Osada ewakuowana siłą. Chcą budować nowe osiedla, Waszyngton się dystansuje


Izraelski premier Benjamin Netanjahu w czwartek wezwał do wybudowania na Zachodnim Brzegu nowego osiedla "tak szybko, jak to możliwe". Deklarację taką złożył w czasie, gdy izraelskie służby bezpieczeństwa kończą ewakuację uznanej za nielegalną osady Amona.

Kilkuset policjantów użyło w czwartek siły, żeby usunąć żydowskich osadników, którzy schronili się w synagodze, by uniknąć ewakuacji. Policja rozpoczęła ewakuację dzień wcześniej, ale ok. 200 aktywistów zamknęło się w synagodze. W czwartek policjanci otoczyli budynek, wyłamali drzwi i wlali do budynku wodę, żeby zmusić protestujących do wyjścia. "Policjanci zostali skonfrontowani z wyjątkowo zaciętym i gwałtownym oporem" - głosi komunikat policji. Protestujący użyli przeciwko funkcjonariuszom gaśnic, rzucali w nich kamieniami, pojemnikami z farbą i drewnianymi elementami. 24 policjantów zostało lekko rannych podczas operacji, a 13 młodych demonstrantów aresztowano.

Rozbierają osiedle

Rozbiórkę osiedla Amona nakazał w 2014 roku izraelski Sąd Najwyższy. Sprzyjający osadnictwu rząd premiera Benjamina Netanjahu bezskutecznie próbował zablokować ewakuację, ale Sąd odrzucił wszystkie apelacje, argumentując, że osada powstała nielegalnie dwadzieścia lat temu na prywatnej palestyńskiej ziemi. Ostateczny termin zakończenia ewakuacji wyznaczono na 8 lutego. - Wszyscy zdajemy sobie sprawę z rozmiaru bólu i dlatego wybudujemy nowe osiedle na państwowej ziemi - oświadczył w czwartek Netanjahu. Jak poinformował, już w środę utworzył "zespół, który wyznaczy lokalizację osiedla i wszystko przygotuje". - Będziemy działać, aby stało się to najszybciej, jak to możliwe - zapewnił. Po latach chłodnych stosunków z administracją prezydenta USA Baracka Obamy nacjonalistyczna koalicja premiera Netanjahu z zadowoleniem przyjęła zwycięstwo Donalda Trumpa, który jest postrzegany jako przychylny osadnictwu. Od zaprzysiężenia Trumpa 20 stycznia Netanjahu ogłosił plany budowy w sumie ponad 6 tys. nowych domów. Budowę mieszkań na terytoriach okupowanych przez Izrael Zachód traktował jako przeszkodę dla wznowienia negocjacji z Palestyńczykami, zamrożonych od ponad dwóch lat. Napięcie osiągnęło szczyt, gdy 23 grudnia 2016 roku USA, po raz pierwszy od 1979 roku, wstrzymały się od głosu podczas głosowania w Radzie Bezpieczeństwa ONZ nad rezolucją potępiającą budowę osiedli żydowskich na terytoriach palestyńskich. Dzięki temu rezolucja została przyjęta.

Reakcja USA

W opublikowanym komunikacie Biały Dom zdystansował się od budowy przez Izrael nowych osiedli żydowskich, lub rozbudowy już istniejących, na okupowanych terytoriach palestyńskich. Nowa administracja oczekuje na wizytę premiera Izraela w Waszyngtonie.
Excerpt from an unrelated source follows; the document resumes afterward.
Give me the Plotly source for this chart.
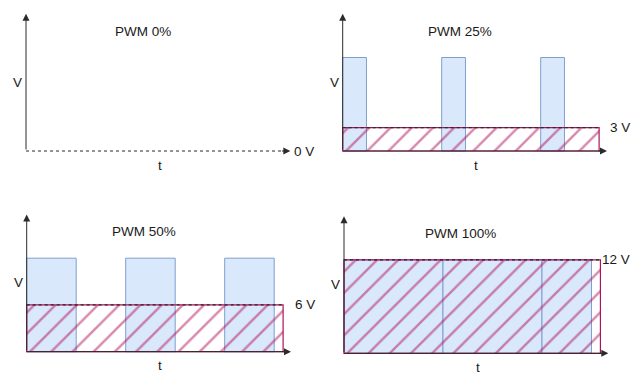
import plotly.graph_objects as go

# ---------------- data ----------------
PANEL_TITLES = ["PWM 0%", "PWM 25%", "PWM 50%", "PWM 100%"]
PULSE_WIDTH = [0.0, 0.24, 0.5, 1.0]        # pulse width in periods
AVG_VOLTAGE = [0, 3, 6, 12]                # average level (V)
LEVEL_LABELS = ["0 V", "3 V", "6 V", "12 V"]
PEAK_VOLTAGE = 12
PULSE_STARTS = [0, 1, 2]                   # start of each period
SIGNAL_END = 2.5                           # end of the drawn PWM signal (periods)
AVG_END = 2.59                             # end of the hatched average area (periods)
T_AXIS_END = 2.67                          # x-axis arrow tip (periods)
V_AXIS_END = 17.6                          # y-axis arrow tip (V)

# ---------------- style / layout ----------------
PAGE_OFFSET = 8      # default body margin of the html page
W, H = 640, 379
ORIGINS = [(26, 151), (342.7, 151), (26.7, 351.7), (344, 353.3)]  # pixel origin of each panel (page coords)
LABEL_SHIFT = [0, -1, 0, -10]
PX_T = 99.0          # pixels per period
PX_V = 93.5 / 12     # pixels per volt
X_RANGE = (-0.05, 2.75)
Y_RANGE = (-0.5, 18.0)

AXIS_COL = "#2b2b2b"
TEXT_COL = "#1a1a1a"
BLUE_FILL = "#dae8fc"
BLUE_LINE = "#7f9fcf"
CRIMSON = "#b0105a"
FONT = dict(family="Liberation Sans, Arial, sans-serif", size=13.5, color=TEXT_COL)

fig = go.Figure()
layout = dict(
    width=W, height=H, margin=dict(l=0, r=0, t=0, b=0, pad=0),
    paper_bgcolor="white", plot_bgcolor="rgba(0,0,0,0)",
    showlegend=False, barmode="overlay", font=FONT,
)
annotations = []

for i in range(4):
    sx = "" if i == 0 else str(i + 1)
    xa, ya = "x" + sx, "y" + sx
    ox, oy = ORIGINS[i][0] - PAGE_OFFSET, ORIGINS[i][1] - PAGE_OFFSET
    x0p = ox + X_RANGE[0] * PX_T
    x1p = ox + X_RANGE[1] * PX_T
    ytop = oy - Y_RANGE[1] * PX_V
    ybot = oy - Y_RANGE[0] * PX_V
    layout["xaxis" + sx] = dict(domain=[x0p / W, x1p / W], range=list(X_RANGE),
                                visible=False, anchor=ya, fixedrange=True)
    layout["yaxis" + sx] = dict(domain=[(H - ybot) / H, (H - ytop) / H], range=list(Y_RANGE),
                                visible=False, anchor=xa, fixedrange=True)

    level = AVG_VOLTAGE[i]

    # x-axis line
    fig.add_trace(go.Scatter(x=[0, T_AXIS_END - 0.03], y=[0, 0], mode="lines",
                             line=dict(color=AXIS_COL, width=1.2 if level == 0 else 1,
                                       dash="dot" if level == 0 else "solid"),
                             xaxis=xa, yaxis=ya, hoverinfo="skip"))

    # PWM pulses
    w = PULSE_WIDTH[i]
    if w > 0:
        xs, ws = [], []
        for s in PULSE_STARTS:
            wi = min(w, SIGNAL_END - s)
            xs.append(s + wi / 2)
            ws.append(wi)
        fig.add_trace(go.Bar(x=xs, y=[PEAK_VOLTAGE] * len(xs), width=ws, base=0,
                             marker=dict(color=BLUE_FILL, line=dict(color=BLUE_LINE, width=1)),
                             xaxis=xa, yaxis=ya, hoverinfo="skip"))

    # hatched average area
    if level > 0:
        fig.add_trace(go.Bar(x=[AVG_END / 2], y=[level], width=[AVG_END], base=0,
                             marker=dict(color="rgba(0,0,0,0)",
                                         line=dict(color=CRIMSON, width=1.2),
                                         pattern=dict(shape="/", fgcolor=CRIMSON,
                                                      bgcolor="rgba(0,0,0,0)", size=15,
                                                      solidity=0.16, fillmode="overlay")),
                             xaxis=xa, yaxis=ya, hoverinfo="skip"))
        fig.add_trace(go.Scatter(x=[0, AVG_END], y=[level, level], mode="lines",
                                 line=dict(color=AXIS_COL, width=1.2, dash="dot"),
                                 xaxis=xa, yaxis=ya, hoverinfo="skip"))

    # axis arrows
    annotations.append(dict(x=0, y=V_AXIS_END, ax=0, ay=0, xref=xa, yref=ya, axref=xa, ayref=ya,
                            text="", showarrow=True, arrowhead=2, arrowsize=1.4, arrowwidth=1,
                            arrowcolor=AXIS_COL, standoff=0, startstandoff=0))
    annotations.append(dict(x=T_AXIS_END, y=0, ax=T_AXIS_END - 0.1, ay=0, xref=xa, yref=ya,
                            axref=xa, ayref=ya, text="", showarrow=True, arrowhead=2,
                            arrowsize=1.4, arrowwidth=1, arrowcolor=AXIS_COL,
                            standoff=0, startstandoff=0))

    # texts
    annotations.append(dict(x=1.18, y=15.4, xref=xa, yref=ya, text=PANEL_TITLES[i],
                            showarrow=False, xanchor="center", yanchor="middle", font=FONT))
    annotations.append(dict(x=0, y=8.85, xref=xa, yref=ya, text="V", showarrow=False,
                            xanchor="right", yanchor="middle", xshift=-2, font=FONT))
    annotations.append(dict(x=1.35, y=0, xref=xa, yref=ya, text="t", showarrow=False,
                            xanchor="center", yanchor="middle", yshift=-14, font=FONT))
    annotations.append(dict(x=2.685, y=level, xref=xa, yref=ya, text=LEVEL_LABELS[i],
                            showarrow=False, xanchor="left", yanchor="middle",
                            xshift=LABEL_SHIFT[i], font=FONT))

layout["annotations"] = annotations
fig.update_layout(**layout)
fig.write_html("out.html")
"Chociaż nie uważamy aby istnienie osiedli było przeszkodą do osiągnięcia pokoju, to budowa nowych, lub rozbudowa istniejących poza ich obecne granice może nie być pomocna w osiągnięciu tego celu" - głosi komunikat. W komunikacie podkreślono, że nowa administracja prezydenta Donalda Trumpa "nie zajęła jeszcze oficjalnego stanowiska w kwestii osiedli" i oczekuje na rozmowy premiera Izraela Benjamina Netanjahu z prezydentem Trumpem.

Netanjahu ma złożyć wizytę w Waszyngtonie w tym miesiącu.